Drywall – Also known as Sheetrock, gypsum board and wall board is a common building material used for covering the framing of interior walls and ceilings. Modern drywall evolved as a faster and easier method of finishing interior walls and ceilings than lath and plaster, the use of which declined sharply in the 1950s. Drywall panels consist of a gypsum plaster core between two thick sheets of paper and are manufactured in 48″ inch wide by 96 inch, 120 inch and 144 inch lengths with thicknesses ranging from 1/4 inch to 3/4 inch, in quarter inch increments. The longer sides of each panel are beveled which creates a thinned down area at the seams where the panels join. The thinned area facilitates a flatter wall when the drywall is finished.
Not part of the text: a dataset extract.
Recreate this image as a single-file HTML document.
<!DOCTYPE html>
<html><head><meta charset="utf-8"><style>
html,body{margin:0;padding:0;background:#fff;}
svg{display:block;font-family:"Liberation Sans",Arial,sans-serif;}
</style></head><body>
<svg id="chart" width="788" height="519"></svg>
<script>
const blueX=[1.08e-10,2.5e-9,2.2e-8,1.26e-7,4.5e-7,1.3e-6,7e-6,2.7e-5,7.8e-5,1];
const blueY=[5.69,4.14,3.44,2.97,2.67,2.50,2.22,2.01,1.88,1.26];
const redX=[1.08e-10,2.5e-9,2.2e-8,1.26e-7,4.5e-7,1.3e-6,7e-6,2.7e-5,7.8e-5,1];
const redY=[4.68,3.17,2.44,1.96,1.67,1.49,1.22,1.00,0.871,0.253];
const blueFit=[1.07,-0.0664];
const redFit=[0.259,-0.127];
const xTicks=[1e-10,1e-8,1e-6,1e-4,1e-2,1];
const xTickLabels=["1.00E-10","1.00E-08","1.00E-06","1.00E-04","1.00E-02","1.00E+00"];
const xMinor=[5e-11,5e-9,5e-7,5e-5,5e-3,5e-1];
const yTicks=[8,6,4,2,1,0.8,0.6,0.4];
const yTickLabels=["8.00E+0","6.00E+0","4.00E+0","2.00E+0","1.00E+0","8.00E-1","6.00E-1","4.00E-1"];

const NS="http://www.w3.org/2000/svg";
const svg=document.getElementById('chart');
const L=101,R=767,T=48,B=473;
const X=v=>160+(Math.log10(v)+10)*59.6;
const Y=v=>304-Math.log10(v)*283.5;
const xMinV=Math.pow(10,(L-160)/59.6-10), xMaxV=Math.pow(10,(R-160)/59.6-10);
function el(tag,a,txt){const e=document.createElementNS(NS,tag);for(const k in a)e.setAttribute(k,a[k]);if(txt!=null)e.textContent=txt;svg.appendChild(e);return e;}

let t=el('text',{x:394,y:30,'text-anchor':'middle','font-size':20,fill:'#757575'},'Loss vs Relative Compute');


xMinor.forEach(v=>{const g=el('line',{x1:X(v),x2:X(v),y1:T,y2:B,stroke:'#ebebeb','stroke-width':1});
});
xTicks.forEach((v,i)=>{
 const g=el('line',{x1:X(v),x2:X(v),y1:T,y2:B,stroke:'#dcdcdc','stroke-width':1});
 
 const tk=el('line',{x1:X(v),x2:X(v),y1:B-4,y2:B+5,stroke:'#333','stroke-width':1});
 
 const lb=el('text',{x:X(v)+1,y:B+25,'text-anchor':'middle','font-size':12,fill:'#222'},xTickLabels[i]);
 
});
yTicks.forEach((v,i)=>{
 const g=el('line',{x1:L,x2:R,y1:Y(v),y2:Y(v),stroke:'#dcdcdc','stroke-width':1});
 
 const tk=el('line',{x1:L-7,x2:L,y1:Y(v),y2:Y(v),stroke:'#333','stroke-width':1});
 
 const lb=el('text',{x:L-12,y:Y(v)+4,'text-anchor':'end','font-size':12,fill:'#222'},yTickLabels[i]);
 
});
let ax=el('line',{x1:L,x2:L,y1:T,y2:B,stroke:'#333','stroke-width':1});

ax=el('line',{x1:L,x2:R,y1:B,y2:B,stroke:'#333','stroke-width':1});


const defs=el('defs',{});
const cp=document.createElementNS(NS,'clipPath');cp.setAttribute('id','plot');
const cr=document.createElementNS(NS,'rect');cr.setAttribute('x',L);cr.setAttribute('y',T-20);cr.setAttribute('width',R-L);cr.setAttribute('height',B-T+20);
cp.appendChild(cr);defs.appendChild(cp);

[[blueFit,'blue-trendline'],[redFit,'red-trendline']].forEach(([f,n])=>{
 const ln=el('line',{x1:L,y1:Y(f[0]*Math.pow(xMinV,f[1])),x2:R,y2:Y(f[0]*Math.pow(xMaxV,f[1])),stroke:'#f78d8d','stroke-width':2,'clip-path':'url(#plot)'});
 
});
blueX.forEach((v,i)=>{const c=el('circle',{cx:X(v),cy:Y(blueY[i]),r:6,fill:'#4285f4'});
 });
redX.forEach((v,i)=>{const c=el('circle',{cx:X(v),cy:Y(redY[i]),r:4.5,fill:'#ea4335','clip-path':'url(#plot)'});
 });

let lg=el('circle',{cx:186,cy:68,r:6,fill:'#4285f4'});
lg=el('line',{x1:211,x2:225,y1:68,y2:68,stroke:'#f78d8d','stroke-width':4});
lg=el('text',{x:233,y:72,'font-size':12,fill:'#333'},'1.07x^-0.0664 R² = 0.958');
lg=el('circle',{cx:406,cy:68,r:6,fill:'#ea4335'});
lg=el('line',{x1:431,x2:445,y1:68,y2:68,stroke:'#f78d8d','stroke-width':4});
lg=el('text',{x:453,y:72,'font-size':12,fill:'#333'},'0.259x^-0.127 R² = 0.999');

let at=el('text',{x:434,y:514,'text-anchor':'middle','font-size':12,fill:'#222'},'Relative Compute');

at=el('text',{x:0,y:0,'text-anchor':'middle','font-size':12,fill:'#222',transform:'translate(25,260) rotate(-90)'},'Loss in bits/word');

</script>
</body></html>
Drywall panels are secured to the wall or ceiling framing with glue, nails or screws, with the later two driven to a depth just below the panel face. Once installed the panels must be finished to achieve a smooth surface ready to accept paint or wall paper. Finishing is accomplished by spreading joint compound over the seams where the panels meet. Paper or fiberglass mesh tape is embedded in the joint compound while it is still pliable; once dried, the tape helps eliminate cracks in the finished joint from thermal movement or minor structural settling. Joint compound is also applied over the recessed nails or screws and any other defects in the surface of the panels. After the joint compound has completely dried, it is sanded smooth. The process of applying and sanding the joint compound is repeated until all blemishes are eliminated, rendering the drywall ready for paint or wall paper.
In addition to general purpose use, drywall is manufactured with moisture resistant properties for use in areas of high humidity and additional fire resistant properties for use in areas where controlling the spread of fire is critical.